Last year, Iris also won commendations for its work for One United, Manchester United’s supporters’ membership scheme; its promotion of Discovery Channel’s Nefertiti Revealed documentary; point-of-purchase work for Puma’s Jamaica and H-Street ranges; and direct marketing for T-Mobile. Iris was also voted the MCCA’s agency of the year in 2004.
“But awards are never on the agenda when we’re thinking about ideas for campaigns,” says Millner. “To do good work, you need bright, progressive clients and bright, progressive people in the agency. If you approach everything as a serious communications exercise and carry out robust interrogation of consumers and their relationship with the brand, you will do effective work that achieves results.
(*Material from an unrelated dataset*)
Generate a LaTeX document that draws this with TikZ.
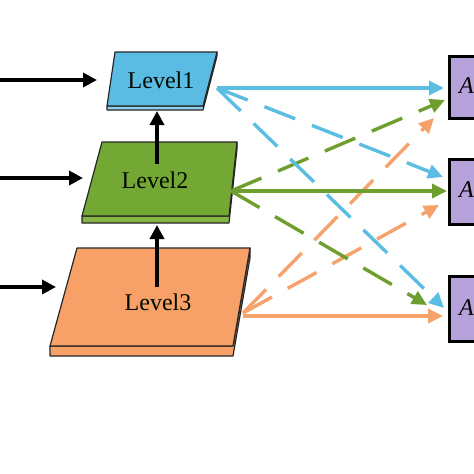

Awards are a happy by-product of that.
“Winning awards is part of the awareness-raising process,” he concedes. “It does help with recall, and when you think about the number of agencies in the market, we need all the help we can get.”
In addition, says Millner, some clients like the recognition that comes from winning awards.
Hicklin agrees. He believes the drive to create controversial, award-winning work often comes from clients themselves. He suggests that middle-ranking staff within client organisations sometimes want to do more daring work for the sake of their own career progression. Equally, they may suggest using television for a brand that doesn’t really warrant it, just so they can include TV experience on their CV. They know they won’t make the next rung of the ladder without it.
Such vanity, suggests Hicklin, can lead to campaigns that are flashy and innovative but have no hope of recouping their costs.
“There is sometimes an unspoken pact between such clients and their partners at the agency,” he says, “but the role of the strong marketing director and the head of the agency is to identify and prevent this.”
It would never happen at Honda, asserts Thompson. “Here in the marketing department, winning an award makes no difference to your remuneration or your promotion prospects,” he says. “And when I’m looking at CVs, I don’t want to know what awards people have won; I want to know what difference they have made to the business. Awards are a pure bonus.”
Don’t long for gongs
Nick Hoadley, managing partner at Triangle Group, Marketing Week‘s Promotional Marketing Agency of 2004, agrees that awards should not be part of the thinking when developing a campaign. And he points out that, above the line, there have been plenty of campaigns that have been famous without being effective.
“We never say: ‘Let’s be really controversial with this one.’,” he says. “I don’t think you can work like that. However, you do have a sense that you have the chance to do something really exciting with certain properties.” A lot of Triangle’s work is on integrated campaigns. For instance, the agency works on Dove Firming Lotion, the advertising for which features real women in their underwear, and Triangle came up with a promotion to offer women the chance to star in their own ad.
The fact that so much of Triangle’s work is integrated makes it increasingly difficult to enter awards, says Hoadley: “Work is harder to pigeonhole. Some of our work is pure communication with no promotion attached, so we don’t know which category to enter.”
He cites the Gordon’s Gin sponsorship of the Turner Prize: Triangle ran the promotional side, Carat organised the sponsorship and Trimedia handled the PR. The effectiveness of the campaign derives from all the elements working together.
Hoadley believes it is time for awards to move on from merely acknowledging effectiveness to reflecting the degree of cross- disciplinary teamwork involved. “To move forward, they should allow joint entries,” he suggests.
That way all the agencies involved, as well as the clients, can bask in the glory of seeing their efforts rewarded.